The magical and supernatural tropes of medieval romance have endured for centuries, influencing everything from Renaissance epics like Ariosto's Orlando Furioso and Spenser's The Faerie Queene to modern fantasy literature. J.R.R. Tolkien's works, for instance, draw heavily on the enchanted forests, questing knights, and moral magic of medieval romances. Tolkien, himself a medieval scholar, explicitly modeled the quest structure of The Lord of the Rings on the Sir Gawain and the Green Knight and other medieval poems. The reappearance of Arthurian themes in films and novels—from Monty Python and the Holy Grail to Marion Zimmer Bradley's The Mists of Avalon to the BBC's Merlin—demonstrates the lasting appeal of these elements.
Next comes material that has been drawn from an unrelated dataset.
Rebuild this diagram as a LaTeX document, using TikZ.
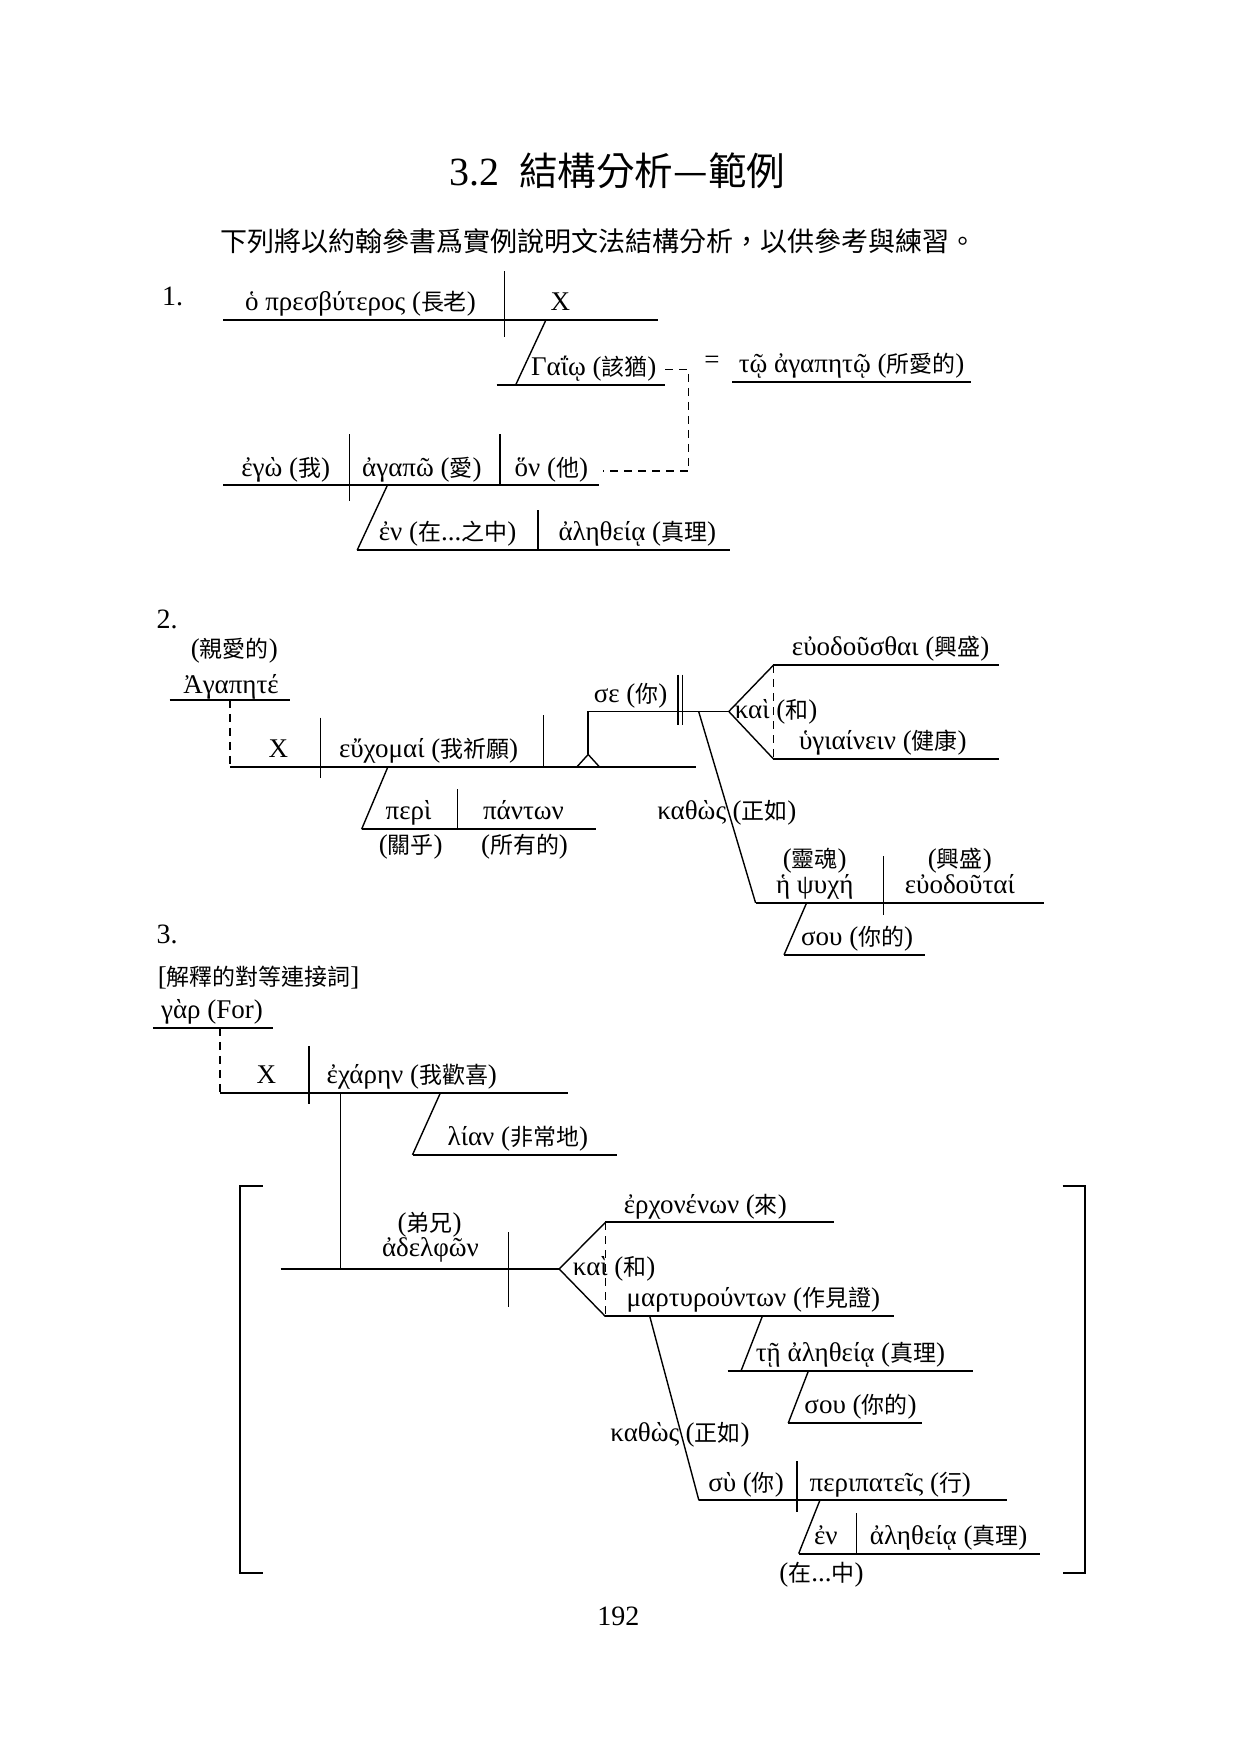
\documentclass[tikz,border=0pt]{standalone}
\usepackage{fontspec}
\setmainfont{Liberation Serif}
\newfontfamily\cjk{Noto Sans CJK TC}[Scale=0.85]
\newfontfamily\cjkf{Noto Sans CJK TC}
\newcommand\zh[1]{{\cjk #1}}
\begin{document}
\begin{tikzpicture}[x=0.558pt,y=-0.558pt,
  bl/.style={line width=1pt},
  sl/.style={line width=0.7pt},
  dv/.style={line width=0.8pt},
  dsh/.style={line width=0.8pt, dash pattern=on 4pt off 3pt},
  txt/.style={inner sep=0pt, anchor=base, font=\fontsize{13.5}{15}\selectfont},
  txtw/.style={txt, anchor=base west},
  txte/.style={txt, anchor=base east},
  num/.style={txtw, font=\fontsize{14}{16}\selectfont}]
\fill[white] (0,0) rectangle (1109,1568);
\useasboundingbox (0,0) rectangle (1109,1568);

% title
\node[txt, font=\fontsize{20}{22}\selectfont] (title) at (553,166) {3.2\hspace{0.5em}{\cjkf\fontsize{19.3}{22}\selectfont 結構分析—範例}};
\node[txt, font=\cjkf\fontsize{13.5}{16}\selectfont] (sub) at (536,225) {下列將以約翰參書爲實例說明文法結構分析，以供參考與練習。};

% ---------- 1 ----------
\node[num] (n1) at (145,274) {1.};
\draw[bl] (200,287) -- (590,287);
\draw[dv] (452,243) -- (452,302);
\node[txt] (presb) at (323,278.5) {ὁ πρεσβύτερος (\zh{長老})};
\node[txt] (x1) at (502,278.5) {X};
\draw[sl] (489,287) -- (462,345);
\draw[bl] (445,345) -- (596,345);
\node[txt] (gaio) at (532,336.5) {Γαΐῳ (\zh{該猶})};
\node[txt] (eq) at (638,330) {=};
\draw[bl] (656,342) -- (870,342);
\node[txt] (tw) at (763,333.5) {τῷ ἀγαπητῷ (\zh{所愛的})};
\draw[dsh] (596,331) -- (617,331) -- (617,422) -- (540,422);
\draw[bl] (200,435) -- (537,435);
\draw[dv] (313,389) -- (313,449);
\draw[dv] (448,389) -- (448,435);
\node[txt] (ego) at (256,426.5) {ἐγὼ (\zh{我})};
\node[txt] (agapw) at (378,426.5) {ἀγαπῶ (\zh{愛})};
\node[txt] (hon) at (494,426.5) {ὅν (\zh{他})};
\draw[sl] (347,435) -- (320,493);
\draw[bl] (320,493) -- (654,493);
\draw[dv] (482,457) -- (482,493);
\node[txt] (en1) at (401,484.5) {ἐν (\zh{在}...\zh{之中})};
\node[txt] (al1) at (571,484.5) {ἀληθείᾳ (\zh{真理})};

% ---------- 2 ----------
\node[num] (n2) at (140,563) {2.};
\node[txt] (qin) at (210,589.5) {(\zh{親愛的})};
\node[txt] (agapete) at (207,621.5) {Ἀγαπητέ};
\draw[bl] (152,627) -- (260,627);
\draw[dsh] (206,627) -- (206,687);
\draw[bl] (206,687) -- (624,687);
\draw[dv] (287,643) -- (287,697);
\draw[dv] (487,641) -- (487,687);
\node[txt] (x2) at (249.5,678.5) {X};
\node[txt] (eux) at (384,678.5) {εὔχομαί (\zh{我祈願})};
\draw[dv] (527,676) -- (527,637.5) -- (653,637.5);
\draw[sl] (517,687) -- (527,676) -- (537,687);
\draw[dv] (607.5,604.5) -- (607.5,649.5);
\draw[dv] (611.5,604.5) -- (611.5,649.5);
\node[txt] (se) at (565,629) {σε (\zh{你})};
\draw[sl] (693,596) -- (653,637.5) -- (693,680);
\draw[bl] (693,596) -- (895,596);
\draw[bl] (693,680) -- (895,680);
\draw[dsh] (693,596) -- (693,680);
\node[txt] (euod) at (798,587.5) {εὐοδοῦσθαι (\zh{興盛})};
\node[txtw] (kai2) at (658,644) {καὶ (\zh{和})};
\node[txt] (hyg) at (791,671.5) {ὑγιαίνειν (\zh{健康})};
\draw[sl] (347.6,687) -- (324,743);
\draw[bl] (324,743) -- (534,743);
\draw[dv] (410,707) -- (410,743);
\node[txt] (peri) at (366,734.5) {περὶ};
\node[txt] (pant) at (469,734.5) {πάντων};
\node[txt] (guan) at (368,765) {(\zh{關乎})};
\node[txt] (suo) at (470,765) {(\zh{所有的})};
\draw[sl] (626,637.5) -- (677,809);
\node[txte] (kath2) at (651,734) {καθὼς};
\node[txtw] (zr2) at (656,734) {(\zh{正如})};
\draw[bl] (677,809) -- (935,809);
\draw[dv] (791.5,767) -- (791.5,820);
\node[txt] (ling) at (730,777) {(\zh{靈魂})};
\node[txt] (psy) at (730,800.5) {ἡ ψυχή};
\node[txt] (xs) at (860,777) {(\zh{興盛})};
\node[txt] (euod2) at (860,800.5) {εὐοδοῦταί};
\draw[sl] (722.7,809) -- (702.5,855.5);
\draw[bl] (702.5,855.5) -- (829,855.5);
\node[txt] (sou2) at (768,847) {σου (\zh{你的})};

% ---------- 3 ----------
\node[num] (n3) at (140,845) {3.};
\node[txtw] (jie) at (141,883) {[\zh{解釋的對等連接詞}]};
\node[txt] (gar) at (190,912.5) {γὰρ (For)};
\draw[bl] (137,921) -- (245,921);
\draw[dsh] (197,921) -- (197,979.4);
\draw[bl] (197,979.4) -- (509,979.4);
\draw[dv] (277,937) -- (277,989);
\node[txt] (x3) at (238.7,971) {X};
\node[txt] (exa) at (369,971) {ἐχάρην (\zh{我歡喜})};
\draw[sl] (394.5,979.4) -- (369.6,1034.7);
\draw[bl] (369.6,1034.7) -- (553,1034.7);
\node[txt] (lian) at (464,1026) {λίαν (\zh{非常地})};
\draw[dv] (305,979.4) -- (305,1137);
\draw[bl] (251.4,1137) -- (501,1137);
\draw[dv] (455.5,1104) -- (455.5,1171);
\node[txt] (di) at (385,1103) {(\zh{弟兄})};
\node[txt] (adel) at (385.7,1126) {ἀδελφῶν};
\draw[sl] (542.4,1095.3) -- (501,1137) -- (542.4,1179.5);
\draw[bl] (542.4,1095.3) -- (747.6,1095.3);
\draw[bl] (542.4,1179.5) -- (801,1179.5);
\draw[dsh] (542.4,1095.3) -- (542.4,1179.5);
\node[txt] (erch) at (632,1087) {ἐρχονένων (\zh{來})};
\node[txtw] (kai3) at (513,1143) {καὶ (\zh{和})};
\node[txt] (mart) at (675,1171) {μαρτυρούντων (\zh{作見證})};
\draw[sl] (683,1179.5) -- (664,1228.2);
\draw[bl] (652,1228.2) -- (871.6,1228.2);
\node[txt] (th) at (762,1219.5) {τῇ ἀληθείᾳ (\zh{真理})};
\draw[sl] (724.4,1228.2) -- (706.3,1275);
\draw[bl] (706.3,1275) -- (826,1275);
\node[txt] (sou3) at (771,1266.5) {σου (\zh{你的})};
\draw[sl] (582.2,1179.5) -- (626.2,1344.3);
\node[txte] (kath3) at (609,1292) {καθὼς};
\node[txtw] (zr3) at (614,1292) {(\zh{正如})};
\draw[bl] (626.2,1344.3) -- (902,1344.3);
\draw[dv] (714,1309.4) -- (714,1355);
\node[txt] (sy) at (668.5,1336) {σὺ (\zh{你})};
\node[txt] (peripat) at (797.7,1336) {περιπατεῖς (\zh{行})};
\draw[sl] (734.6,1344.3) -- (715.6,1392);
\draw[bl] (715.6,1392) -- (932,1392);
\draw[dv] (767.3,1355.7) -- (767.3,1392);
\node[txt] (en3) at (740,1383.5) {ἐν};
\node[txt] (al3) at (850,1383.5) {ἀληθείᾳ (\zh{真理})};
\node[txt] (zai) at (736,1417) {(\zh{在}...\zh{中})};
\draw[bl] (235.6,1063) -- (215,1063) -- (215,1409) -- (235.6,1409);
\draw[bl] (952,1063) -- (972,1063) -- (972,1409) -- (952,1409);

\node[txt, font=\fontsize{14}{16}\selectfont] (pg) at (554,1456) {192};
\end{tikzpicture}
\end{document}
Contemporary audiences are still drawn to the idea of a world where love can conquer curses, where swords sing with destiny, and where the supernatural rewards virtue. This resonance suggests that medieval romancers, for all their historical distance, tapped into universal human desires for meaning, wonder, and justice beyond the mundane. The magical elements that once served to express a specifically Christian worldview now speak to broader spiritual and emotional needs. The enchanted castle that disappears at dawn, the love potion that cannot be resisted, the sword that only the worthy can wield—these images continue to resonate because they speak to the mysteries of love, fate, and identity that remain central to the human experience.
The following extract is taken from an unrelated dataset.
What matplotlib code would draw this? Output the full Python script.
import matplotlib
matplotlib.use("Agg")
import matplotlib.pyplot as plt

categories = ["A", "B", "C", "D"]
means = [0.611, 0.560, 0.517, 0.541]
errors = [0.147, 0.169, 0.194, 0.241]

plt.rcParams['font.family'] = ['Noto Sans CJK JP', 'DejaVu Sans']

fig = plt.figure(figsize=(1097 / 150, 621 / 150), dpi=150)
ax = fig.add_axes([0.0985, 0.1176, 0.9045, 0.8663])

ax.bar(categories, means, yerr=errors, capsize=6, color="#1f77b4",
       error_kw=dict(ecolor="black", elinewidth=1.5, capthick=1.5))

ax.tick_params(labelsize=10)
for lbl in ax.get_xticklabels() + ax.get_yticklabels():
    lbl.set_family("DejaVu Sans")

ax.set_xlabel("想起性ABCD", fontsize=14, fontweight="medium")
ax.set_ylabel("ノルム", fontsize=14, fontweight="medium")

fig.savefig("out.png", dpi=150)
Modern fantasy, from Game of Thrones to The Witcher, owes a profound debt to medieval romance. The genre's conventions—the quest, the testing of character, the intervention of magical forces in human affairs—all have their roots in the stories told in medieval courts and monasteries. Even the moral complexity that characterizes much contemporary fantasy has precedents in medieval romances, where heroes like Gawain and Lancelot are portrayed not as perfect paragons but as flawed human beings struggling with temptation and failure. The supernatural in these stories functions much as it did in the Middle Ages: as a lens through which to examine the deepest questions of human existence.

Further Reading

For those interested in exploring this topic in greater depth, consider these scholarly resources: Britannica's overview of romance literature provides historical context. The TEAMS Middle English Texts series offers authoritative editions of many key romances with facing-page translations. The Arthuriana journal publishes scholarship on Arthurian and related traditions. Additionally, Fordham University's Internet Medieval Sourcebook hosts a wealth of primary sources and translations that illuminate the cultural context of these remarkable stories.

Conclusion

Magic and the supernatural were far from decorative in medieval romantic stories; they were foundational. They provided the means for heroes to prove their worth, embodied moral and religious values, and created a sense of wonder that elevated love stories to cosmic significance. By examining these elements, we gain insight not only into medieval literary craft but also into the worldview of an age that saw the natural and supernatural as deeply intertwined. The enchanted swords, talkative animals, and powerful enchantresses of medieval romance continue to capture our imagination because they speak to enduring truths about love, destiny, and the human struggle to live well in a mysterious world.

In an age increasingly dominated by scientific rationalism, the magic of medieval romance offers an alternative vision of reality—one in which the universe is alive with meaning, in which actions have consequences that echo beyond the visible world, and in which love itself can be a force as powerful as any spell. This is perhaps the deepest legacy of these ancient stories: not the specific forms their magic takes, but the conviction that the world is enchanted, that our choices matter, and that the most important journeys are those that lead us to become the people we are meant to be.